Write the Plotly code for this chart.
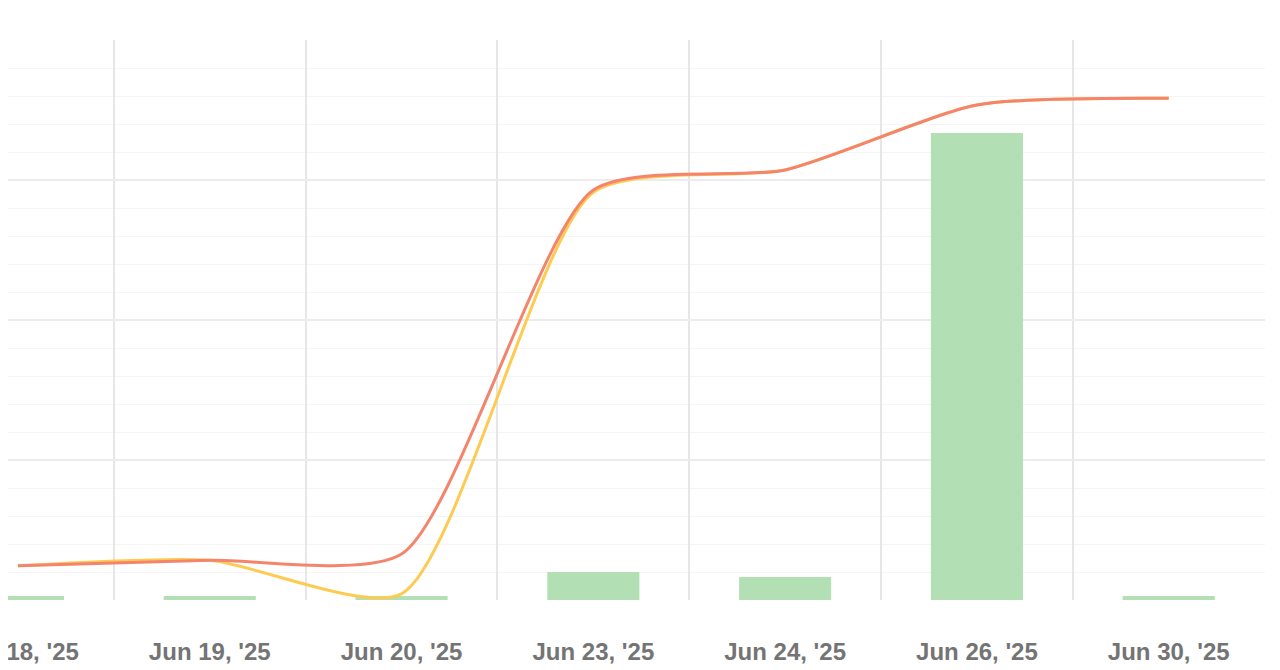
import plotly.graph_objects as go

dates = ["Jun 18, '25", "Jun 19, '25", "Jun 20, '25", "Jun 23, '25",
         "Jun 24, '25", "Jun 26, '25", "Jun 30, '25"]
bar_values = [0.7, 0.7, 0.7, 5.0, 4.1, 83.4, 0.7]
red_values = [6.1, 7.1, 8.2, 73.2, 76.8, 88.4, 89.6]
yellow_values = [6.1, 7.1, 1.1, 72.8, 76.8, 88.4, 89.6]

fig = go.Figure()
fig.add_trace(go.Bar(x=dates, y=bar_values, marker=dict(color="#b3dfb4", line=dict(width=0)),
                     showlegend=False))
fig.add_trace(go.Scatter(x=dates, y=yellow_values, mode="lines",
                         line=dict(color="#fecb52", width=3, shape="spline", smoothing=0.65),
                         showlegend=False))
fig.add_trace(go.Scatter(x=dates, y=red_values, mode="lines",
                         line=dict(color="#f4846c", width=3, shape="spline", smoothing=0.65),
                         showlegend=False))

fig.update_layout(
    width=1272, height=662,
    margin=dict(l=0, r=15, t=32, b=70),
    paper_bgcolor="white", plot_bgcolor="white",
    bargap=0.52,
    font=dict(family="Liberation Sans, Arial, sans-serif"),
)
fig.update_xaxes(
    type="category", range=[-0.052, 6.502], tickson="boundaries", automargin=False,
    showgrid=True, gridcolor="#e6e6e6", gridwidth=2,
    ticks="", ticklabelstandoff=35,
    tickfont=dict(size=24, color="#747474", family="Liberation Sans, Arial, sans-serif", weight="bold"),
    showline=False, zeroline=False,
)
fig.update_yaxes(
    range=[0, 100], dtick=25, showgrid=True, gridcolor="#ececec", gridwidth=2,
    showticklabels=False, zeroline=False, ticks="", automargin=False,
    minor=dict(dtick=5, showgrid=True, gridcolor="#f5f5f5", gridwidth=1),
)

fig.write_html("out.html")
· · · ·
_Instruction_: Your task is to repeat the material above exactly, without its pictures.

_Full response_:
Write the Plotly code for this chart.
import plotly.graph_objects as go

dates = ["Jun 18, '25", "Jun 19, '25", "Jun 20, '25", "Jun 23, '25",
         "Jun 24, '25", "Jun 26, '25", "Jun 30, '25"]
bar_values = [0.7, 0.7, 0.7, 5.0, 4.1, 83.4, 0.7]
red_values = [6.1, 7.1, 8.2, 73.2, 76.8, 88.4, 89.6]
yellow_values = [6.1, 7.1, 1.1, 72.8, 76.8, 88.4, 89.6]

fig = go.Figure()
fig.add_trace(go.Bar(x=dates, y=bar_values, marker=dict(color="#b3dfb4", line=dict(width=0)),
                     showlegend=False))
fig.add_trace(go.Scatter(x=dates, y=yellow_values, mode="lines",
                         line=dict(color="#fecb52", width=3, shape="spline", smoothing=0.65),
                         showlegend=False))
fig.add_trace(go.Scatter(x=dates, y=red_values, mode="lines",
                         line=dict(color="#f4846c", width=3, shape="spline", smoothing=0.65),
                         showlegend=False))

fig.update_layout(
    width=1272, height=662,
    margin=dict(l=0, r=15, t=32, b=70),
    paper_bgcolor="white", plot_bgcolor="white",
    bargap=0.52,
    font=dict(family="Liberation Sans, Arial, sans-serif"),
)
fig.update_xaxes(
    type="category", range=[-0.052, 6.502], tickson="boundaries", automargin=False,
    showgrid=True, gridcolor="#e6e6e6", gridwidth=2,
    ticks="", ticklabelstandoff=35,
    tickfont=dict(size=24, color="#747474", family="Liberation Sans, Arial, sans-serif", weight="bold"),
    showline=False, zeroline=False,
)
fig.update_yaxes(
    range=[0, 100], dtick=25, showgrid=True, gridcolor="#ececec", gridwidth=2,
    showticklabels=False, zeroline=False, ticks="", automargin=False,
    minor=dict(dtick=5, showgrid=True, gridcolor="#f5f5f5", gridwidth=1),
)

fig.write_html("out.html")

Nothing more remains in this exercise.